Modifying Beginning Balances After Setup


Overview:
This document describes the process to adjust the balance for accounts after SetUp is complete.

Details:
The account balances entered during the SetUp are stored in a General Journal entry. This General Journal #0 will be given the data you specified during SetUp and is locked and cannot be adjusted once you have completed the SetUp Checklist. It is locked because of the complexity of the data contained inside. This journal will typically contain calculated amounts for the following accounts:

Accounts Receivable (the sum of your Customer balances)

Accounts Payable (the sum of all your Vendor balances)

Inventory (the sum all you Item Total Costs)

Current Year Earnings (all Income minus all Expenses for the Current Year)

Retained Earnings (Assets minus Liabilities minus other Equity)

Note: You should verify that the balances for these Accounts are correct before completing the SetUp process. (3122)






Modifying Balances for Most Accounts:
Most Account balances can be adjusted or created using the General Journal tool. With the General Journal tool, you cannot create an entry for Accounts Receivable, Accounts Payable, Inventory, Current Year Earnings, Retained Earnings, or a Bank Account (all are controlled Accounts). See using the General Journal in the User’s Guide for more information on creating new General Journal entries.

Modifying Balances for Bank Accounts:
Bank Account balances can be modified using the Balance Adjustment tool.

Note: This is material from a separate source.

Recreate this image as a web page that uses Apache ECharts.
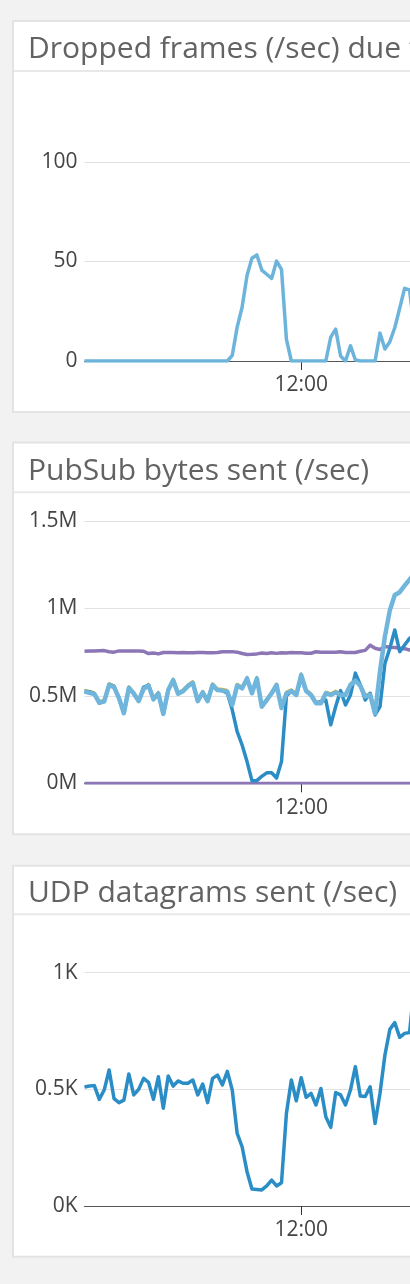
<!DOCTYPE html>
<html>
<head>
<meta charset="utf-8">
<script src="https://cdn.jsdelivr.net/npm/echarts@6/dist/echarts.min.js"></script>
<style>
  html, body { margin: 0; padding: 0; overflow: hidden; background: #f2f2f2; width: 410px; height: 1284px; }
  #chart { position: absolute; left: 0; top: 0; width: 430px; height: 1284px; }
</style>
</head>
<body>
<div id="chart"></div>
<script>
// ---- data (one sample per minute, 11:16 .. 12:23) ----
const startMinute = 11 * 60 + 16;
const times = [];
for (let i = 0; i < 68; i++) {
  const m = startMinute + i;
  times.push(String(Math.floor(m / 60)).padStart(2, '0') + ':' + String(m % 60).padStart(2, '0'));
}
const tickTimes = ['12:00'];

const panelTitles = ['Dropped frames (/sec) due to', 'PubSub bytes sent (/sec)', 'UDP datagrams sent (/sec)'];

// Panel 1: dropped frames (/sec)
const droppedFrames = [
  0,0,0,0,0,0,0,0,0,0,
  0,0,0,0,0,0,0,0,0,0,
  0,0,0,0,0,0,0,0,0,0,
  2.8,17,27,43,51.6,53.3,45.7,43.6,41.5,50.2,
  46,10.9,0,0,0,0,0,0,0,0,
  12,16,2.5,0,7.7,0.5,0,0,0,0,
  14,6,9.7,16.7,26.5,36.5,35.7,15
];
const droppedTicks = ['0', '50', '100'];

// Panel 2: PubSub bytes sent (/sec), in millions
const pubsubPurpleHigh = [
  0.755,0.757,0.756,0.758,0.759,0.752,0.75,0.757,0.757,0.756,
  0.757,0.757,0.755,0.742,0.745,0.74,0.748,0.748,0.748,0.746,
  0.748,0.747,0.746,0.748,0.748,0.747,0.747,0.748,0.752,0.752,
  0.753,0.75,0.742,0.737,0.738,0.74,0.745,0.742,0.746,0.743,
  0.747,0.745,0.748,0.747,0.746,0.744,0.744,0.752,0.75,0.75,
  0.749,0.749,0.752,0.748,0.748,0.748,0.755,0.76,0.79,0.772,
  0.765,0.782,0.778,0.776,0.772,0.77,0.762,0.76
];
const pubsubPurpleZero = [
  0,0,0,0,0,0,0,0,0,0,
  0,0,0,0,0,0,0,0,0,0,
  0,0,0,0,0,0,0,0,0,0,
  0,0,0,0,0,0,0,0,0,0,
  0,0,0,0,0,0,0,0,0,0,
  0,0,0,0,0,0,0,0,0,0,
  0,0,0,0,0,0,0,0
];
const pubsubYellow = [
  0.536,0.530,0.523,0.474,0.480,0.575,0.562,0.499,0.413,0.558,
  0.526,0.482,0.552,0.572,0.492,0.526,0.409,0.545,0.602,0.524,
  0.539,0.568,0.587,0.482,0.532,0.482,0.575,0.545,0.542,0.536,
  0.460,0.572,0.555,0.612,0.527,0.612,0.450,0.488,0.527,0.574,
  0.442,0.527,0.540,0.517,0.632,0.540,0.517,0.470,0.470,0.527,
  0.517,0.532,0.517,0.517,0.574,0.599,0.570,0.508,0.517,0.4,
  0.64,0.84,0.99,1.077,1.093,1.13,1.165,1.2
];
const pubsubDarkBlue = [
  0.526,0.524,0.511,0.458,0.468,0.565,0.555,0.487,0.401,0.546,
  0.514,0.47,0.55,0.56,0.48,0.514,0.397,0.533,0.59,0.512,
  0.527,0.556,0.575,0.47,0.52,0.47,0.563,0.533,0.53,0.515,
  0.42,0.296,0.219,0.124,0.015,0.015,0.04,0.06,0.06,0.03,
  0.124,0.5,0.528,0.505,0.6,0.528,0.505,0.458,0.467,0.476,
  0.334,0.439,0.53,0.448,0.505,0.63,0.562,0.476,0.515,0.391,
  0.439,0.686,0.772,0.877,0.753,0.791,0.829,0.85
];
const pubsubLightBlue = [
  0.524,0.518,0.511,0.462,0.468,0.563,0.55,0.487,0.401,0.546,
  0.514,0.47,0.54,0.56,0.48,0.514,0.397,0.533,0.59,0.512,
  0.527,0.556,0.575,0.47,0.52,0.47,0.563,0.533,0.53,0.524,
  0.448,0.56,0.543,0.6,0.515,0.6,0.438,0.476,0.515,0.562,
  0.43,0.515,0.528,0.505,0.62,0.528,0.505,0.458,0.458,0.515,
  0.505,0.52,0.505,0.505,0.562,0.587,0.558,0.496,0.505,0.4,
  0.64,0.84,0.99,1.077,1.093,1.13,1.165,1.2
];
const pubsubTicks = ['0M', '0.5M', '1M', '1.5M'];

// Panel 3: UDP datagrams sent (/sec)
const udpSent = [
  510,514,516,457,497,583,460,443,454,566,
  476,500,547,530,457,554,419,557,514,536,
  526,526,540,476,523,443,547,561,519,577,
  497,311,254,147,73,71,69,86,111,86,
  100,397,540,451,550,466,483,433,504,383,
  337,486,476,433,497,597,471,469,511,354,
  483,647,757,786,723,740,744,950
];
const udpTicks = ['0K', '0.5K', '1K'];

// ---- layout ----
const FONT = '"Open Sans", "Noto Sans", sans-serif';
const panels = [
  { top: 21, sep: 71, bottom: 412, titleY: 49.2 },
  { top: 442.5, sep: 492.3, bottom: 834.3, titleY: 471.6 },
  { top: 865.7, sep: 914.3, bottom: 1256.7, titleY: 893.2 }
];
const grids = [
  { left: 84.5, top: 162, height: 199, width: 67 * 4.925 },
  { left: 84.5, top: 521, height: 262.3, width: 67 * 4.925 },
  { left: 84.5, top: 972.7, height: 233.3, width: 67 * 4.925 }
];

const graphics = [];
panels.forEach((p, i) => {
  graphics.push({
    type: 'rect', z: -10, silent: true,
    shape: { x: 13, y: p.top, width: 440, height: p.bottom - p.top },
    style: { fill: '#ffffff', stroke: '#e3e3e3', lineWidth: 2 }
  });
  graphics.push({
    type: 'line', z: -9, silent: true,
    shape: { x1: 14, y1: p.sep, x2: 452, y2: p.sep },
    style: { stroke: '#e8e8e8', lineWidth: 2 }
  });
  graphics.push({
    type: 'text', z: -8, silent: true,
    x: 28, y: p.titleY,
    style: { text: panelTitles[i], font: '30px ' + FONT, fill: '#636363', verticalAlign: 'middle', align: 'left' }
  });
});

const isTick = (idx, val) => tickTimes.indexOf(val) >= 0;
function xAxisFor(gi) {
  return {
    type: 'category', gridIndex: gi, data: times, boundaryGap: false,
    axisLine: { show: true, lineStyle: { color: '#555555', width: 1 } },
    axisTick: { show: true, interval: isTick, length: 9, lineStyle: { color: '#333333', width: 1 } },
    axisLabel: { interval: isTick, fontFamily: FONT, fontSize: 21, color: '#444444', margin: 14 },
    splitLine: { show: false }
  };
}
function yAxisFor(gi, max, interval, labels) {
  return {
    type: 'value', gridIndex: gi, min: 0, max: max, interval: interval,
    axisLine: { show: false }, axisTick: { show: false },
    splitLine: { show: true, lineStyle: { color: '#e2e2e2', width: 1 } },
    axisLabel: {
      fontFamily: FONT, fontSize: 21, color: '#444444', margin: 7,
      formatter: (v) => labels[Math.round(v / interval)]
    }
  };
}
function line(name, gi, data, color, width) {
  return {
    name: name, type: 'line', xAxisIndex: gi, yAxisIndex: gi, data: data,
    showSymbol: false, symbol: 'none', smooth: false, clip: true,
    lineStyle: { color: color, width: width, join: 'round' },
    itemStyle: { color: color }, emphasis: { disabled: true }
  };
}

const chart = echarts.init(document.getElementById('chart'), null, { renderer: 'canvas' });
chart.setOption({
  animation: false,
  backgroundColor: 'transparent',
  graphic: { elements: graphics },
  grid: grids,
  xAxis: [xAxisFor(0), xAxisFor(1), xAxisFor(2)],
  yAxis: [
    yAxisFor(0, 100, 50, droppedTicks),
    yAxisFor(1, 1.5, 0.5, pubsubTicks),
    yAxisFor(2, 1000, 500, udpTicks)
  ],
  series: [
    line('dropped', 0, droppedFrames, '#6cb4db', 3.5),
    line('purple high', 1, pubsubPurpleHigh, '#8c76b6', 3.5),
    line('purple zero', 1, pubsubPurpleZero, '#8c76b6', 3),
    line('yellow', 1, pubsubYellow, '#e6b62c', 1.5),
    line('dark blue', 1, pubsubDarkBlue, '#2b8dc6', 3.5),
    line('light blue', 1, pubsubLightBlue, '#70b6dc', 4.5),
    line('udp', 2, udpSent, '#2b8dc6', 3.5)
  ]
});
</script>
</body>
</html>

This tool allows you to increase or decrease the balance of a Bank Account and offset the adjustment to one of your other Categories (except for controlled Accounts). See Making a Balance Adjustment in the User’s guide, Solution#3006, or Solution#3007, for more information. As of Big Business 2.6, this Balance Adjustment tool is now on the Banking Toolbar.

Modifying balances for Automatic Accounts:
The balance for Accounts Receivable can be adjusted by increasing or decreasing the balance of your outstanding Customer Invoices. The balance for Accounts Payable can be adjusted by increasing or decreasing the balance of your Vendor Bills. Inventory balances can be adjusted by creating Invoices or Bills, or by creating Item Adjustments for a particular Item. Current Year Earnings and Retained Earnings are calculated and adjusted depending on the type of transactions generated.

What If I Didn’t Enter the Correct Balances During SetUp:
If you did not enter the correct beginning balances during the SetUp process it becomes more complicated to enter them inside of the application. You may need to create an “adjusting” account to offset several of the transactions you will need to generate. This “adjusting” account will typically offset your Retained Earnings (an equity account). Some people choose to make the “adjusting” account an income or expense account so that it rolls over into Retained Earnings for the next fiscal year.

After creating this “adjusting” account, you can then create the necessary Misc. Sales (for Account Receivable), Misc. Bills (for Accounts Payable), Item Adjustments (for Inventory), Balance Adjustments (for Bank Accounts), and General Journal entries, all posted against this “adjusting” account. Entering a current year Invoice, for example, you would use a Misc. Sale, to avoid an Inventory change, and use the Posting Tool ("quill") to specify the "adjustment" account to avoid a change to Sales Income.

Caution: Please work with your accountant or Big Business Consultant to assist you in setting up and entering the necessary transactions.

One final consideration is to back date entries. If you enter a Misc. Sale dated in the prior fiscal year, the Sales Income will automatically roll into Retained Earnings on a current year Balance Sheet. Keep in mind that a prior year's Balance Sheet will then be invalid. This technique can also be applied as follows: If the "adjustment" account you create is an Equity account, after completing all entries, you can enter a back dated General Journal entry between your "adjustment" account and any Income Statement account (Income, Expense) to zero out the "adjustment" account. If posted in the prior year, the Journal entry will zero your "adjustment" account (if it is an Equity account) and the Income Statement posting on the back dated Journal Entry will roll into Retained Earnings.